Holding — Quigless, J.
- The Missouri Court of Appeals held that the trial court did not err in granting Black Twig's motion to set aside the default judgment and affirmed the judgment that Black Twig was not liable for KPC's debts.
Rule
- A corporation that acquires less than all or substantially all of another corporation's assets is generally not liable for the debts and liabilities of the predecessor corporation.
Reasoning
- The Missouri Court of Appeals reasoned that the trial court had the authority to hear Black Twig's motion to set aside the judgment because it was filed within the appropriate timeframe.
- The court noted that Black Twig was entitled to notice of the hearing, as it had filed an answer and was not in default.
- Since there was no evidence that Black Twig received notice, the judgment was deemed irregular, allowing it to be set aside under the applicable rules.
- Furthermore, the court found that the evidence presented at trial did not support Edwards' claim of successor liability, as Black Twig did not acquire all or substantially all of KPC's assets.
- The court concluded that the asset purchase agreement clearly excluded significant assets, such as cash and accounts receivable, which meant Black Twig could not be held liable for KPC's obligations.
Deep Dive: How the Court Reached Its Decision
Court's Authority to Set Aside Judgment
The Missouri Court of Appeals explained that the trial court had the authority to consider Black Twig's motion to set aside the judgment because it was filed within the appropriate timeframe. The court referenced Rule 75.01, which allows trial courts to retain control over judgments for thirty days after their entry, enabling them to vacate or modify judgments during that period. Additionally, the court noted that under Rule 74.06, a party could seek to set aside a judgment beyond thirty days for specific reasons, provided the motion was made within a reasonable time, not exceeding one year. Since Black Twig filed its motion approximately fifty-one days after the judgment was entered, the court determined that the motion was timely, and therefore, the trial court had jurisdiction to hear it. As a result, the appellate court found no merit in Plaintiff's argument that the trial court lacked jurisdiction to act on the motion.
Notice Requirement
The court emphasized the importance of notice in the judicial process, particularly concerning the due process rights of parties involved in litigation. It concluded that Black Twig was entitled to notice of the June 3 hearing because it had filed an answer to the petition and was not in default for failing to appear at the May 21 conference. Rule 74.03 mandates that notice must be provided to parties who are not in default when a court enters an order or judgment. The appellate court noted that there was no evidence in the record indicating that Black Twig received notice regarding the May 21 order or the June 3 hearing. Since Plaintiff acknowledged that he did not provide notice, the court deemed the judgment against Black Twig to be irregular, which justified setting it aside under Rule 74.06.

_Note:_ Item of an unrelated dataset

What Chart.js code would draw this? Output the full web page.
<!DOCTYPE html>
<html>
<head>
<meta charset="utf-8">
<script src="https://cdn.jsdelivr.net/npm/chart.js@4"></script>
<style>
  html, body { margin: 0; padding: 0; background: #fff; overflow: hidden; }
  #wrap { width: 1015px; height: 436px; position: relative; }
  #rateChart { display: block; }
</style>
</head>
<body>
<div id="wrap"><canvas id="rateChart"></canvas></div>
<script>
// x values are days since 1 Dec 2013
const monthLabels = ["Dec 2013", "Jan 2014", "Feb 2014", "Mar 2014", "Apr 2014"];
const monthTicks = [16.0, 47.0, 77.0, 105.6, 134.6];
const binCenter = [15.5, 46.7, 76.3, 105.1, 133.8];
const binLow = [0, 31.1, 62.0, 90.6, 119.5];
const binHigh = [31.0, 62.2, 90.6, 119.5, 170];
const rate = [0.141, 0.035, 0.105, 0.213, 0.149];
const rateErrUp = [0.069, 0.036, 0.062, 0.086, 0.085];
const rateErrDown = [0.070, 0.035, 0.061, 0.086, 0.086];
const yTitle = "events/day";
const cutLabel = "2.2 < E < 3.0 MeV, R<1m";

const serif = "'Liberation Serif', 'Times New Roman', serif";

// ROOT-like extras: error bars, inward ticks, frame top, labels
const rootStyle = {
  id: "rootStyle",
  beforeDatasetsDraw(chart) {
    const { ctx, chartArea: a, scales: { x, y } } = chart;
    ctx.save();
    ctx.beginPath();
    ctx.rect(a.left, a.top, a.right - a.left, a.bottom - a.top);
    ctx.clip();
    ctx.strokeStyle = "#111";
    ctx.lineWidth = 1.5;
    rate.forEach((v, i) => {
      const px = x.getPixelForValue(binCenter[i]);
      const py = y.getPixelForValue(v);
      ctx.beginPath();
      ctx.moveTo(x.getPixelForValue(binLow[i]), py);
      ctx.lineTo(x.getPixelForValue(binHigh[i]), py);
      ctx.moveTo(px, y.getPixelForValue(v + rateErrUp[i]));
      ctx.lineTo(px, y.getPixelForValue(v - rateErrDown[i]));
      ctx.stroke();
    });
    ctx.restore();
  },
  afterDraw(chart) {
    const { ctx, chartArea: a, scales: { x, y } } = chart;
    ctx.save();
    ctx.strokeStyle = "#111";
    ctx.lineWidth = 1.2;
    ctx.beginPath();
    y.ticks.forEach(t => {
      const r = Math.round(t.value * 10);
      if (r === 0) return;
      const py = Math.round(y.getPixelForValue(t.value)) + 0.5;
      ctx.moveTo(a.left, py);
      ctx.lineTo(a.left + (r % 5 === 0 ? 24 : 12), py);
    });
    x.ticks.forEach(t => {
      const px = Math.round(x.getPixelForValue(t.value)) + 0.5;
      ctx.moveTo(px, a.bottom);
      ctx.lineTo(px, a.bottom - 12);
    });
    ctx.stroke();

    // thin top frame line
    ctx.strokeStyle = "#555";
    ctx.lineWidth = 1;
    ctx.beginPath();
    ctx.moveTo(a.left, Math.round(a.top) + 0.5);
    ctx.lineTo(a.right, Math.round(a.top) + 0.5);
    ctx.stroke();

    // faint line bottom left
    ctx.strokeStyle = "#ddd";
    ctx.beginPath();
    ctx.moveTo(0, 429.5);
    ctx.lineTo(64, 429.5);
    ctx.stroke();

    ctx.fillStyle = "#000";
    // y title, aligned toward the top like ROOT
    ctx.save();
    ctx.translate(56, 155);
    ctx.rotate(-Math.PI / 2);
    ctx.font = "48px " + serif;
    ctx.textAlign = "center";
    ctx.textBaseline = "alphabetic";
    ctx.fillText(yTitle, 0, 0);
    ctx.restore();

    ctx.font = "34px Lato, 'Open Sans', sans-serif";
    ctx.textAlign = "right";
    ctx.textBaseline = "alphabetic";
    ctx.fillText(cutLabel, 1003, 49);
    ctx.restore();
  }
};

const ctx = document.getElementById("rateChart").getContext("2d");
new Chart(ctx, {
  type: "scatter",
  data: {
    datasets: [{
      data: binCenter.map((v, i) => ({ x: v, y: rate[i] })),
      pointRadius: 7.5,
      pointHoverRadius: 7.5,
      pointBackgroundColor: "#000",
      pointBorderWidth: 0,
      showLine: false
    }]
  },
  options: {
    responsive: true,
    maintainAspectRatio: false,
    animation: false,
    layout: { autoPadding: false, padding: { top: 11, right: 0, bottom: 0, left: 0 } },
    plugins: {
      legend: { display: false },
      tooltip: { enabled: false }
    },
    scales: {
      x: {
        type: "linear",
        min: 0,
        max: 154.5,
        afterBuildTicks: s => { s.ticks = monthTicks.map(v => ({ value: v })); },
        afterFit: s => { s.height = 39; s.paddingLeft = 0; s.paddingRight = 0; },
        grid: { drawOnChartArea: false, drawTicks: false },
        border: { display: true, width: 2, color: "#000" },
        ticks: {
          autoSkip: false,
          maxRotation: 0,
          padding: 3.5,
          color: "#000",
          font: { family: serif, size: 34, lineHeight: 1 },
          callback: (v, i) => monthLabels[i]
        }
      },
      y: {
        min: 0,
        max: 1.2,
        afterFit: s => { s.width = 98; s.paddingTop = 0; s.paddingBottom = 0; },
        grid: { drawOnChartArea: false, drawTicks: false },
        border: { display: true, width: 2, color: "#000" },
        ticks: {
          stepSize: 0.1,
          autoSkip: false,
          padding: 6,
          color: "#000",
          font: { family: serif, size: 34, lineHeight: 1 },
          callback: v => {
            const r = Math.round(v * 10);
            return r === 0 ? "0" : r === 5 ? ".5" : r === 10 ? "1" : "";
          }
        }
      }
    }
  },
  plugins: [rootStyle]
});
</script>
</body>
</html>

Judgment on the Merits vs. Default Judgment
The court clarified that the June 3 judgment entered against Black Twig was a judgment on the merits rather than a default judgment. It reasoned that a default judgment occurs when a party fails to plead or defend against a claim, but in this case, Black Twig had filed an answer. The court pointed out that even though the trial court struck Black Twig's pleadings, the absence of its counsel at the hearing did not convert the case into a default judgment. Therefore, the proper standard for setting aside the judgment was under Rule 74.06, which governs judgments entered on the merits. The court concluded that the trial court's characterization of the judgment as a default judgment was incorrect, but that did not prevent the trial court from granting relief based on the notice issue.
Successor Liability Analysis
The court examined the principles of successor liability, noting that a corporation is generally not liable for the debts of its predecessor unless it acquires all or substantially all of the predecessor's assets. The appellate court identified four exceptions to this rule but emphasized that a prerequisite for applying these exceptions is the transfer of all or substantially all assets. In this case, the evidence presented during the trial indicated that Black Twig purchased only a portion of KPC's assets, specifically excluding significant assets such as cash and accounts receivable. The court determined that the asset purchase agreement and the testimony of KPC's former CEO established that Black Twig did not acquire enough assets to impose successor liability. Hence, the court ruled that Black Twig was not liable for KPC's obligations, as it did not meet the threshold required for successor liability.
Conclusion of the Court
Ultimately, the Missouri Court of Appeals affirmed the trial court's decision, concluding that the trial court acted within its authority to set aside the judgment due to the lack of notice and that the findings of fact were substantiated by the evidence presented. The appellate court reinforced the legal principle that a corporation acquiring less than all or substantially all of another corporation's assets is not liable for the debts and liabilities of the predecessor corporation. The ruling underscored the importance of due process in judicial proceedings, particularly the necessity of providing notice to parties who are not in default. Therefore, the court upheld the trial court's judgment that Black Twig was not KPC's successor and thus not liable for the debt owed to Plaintiff.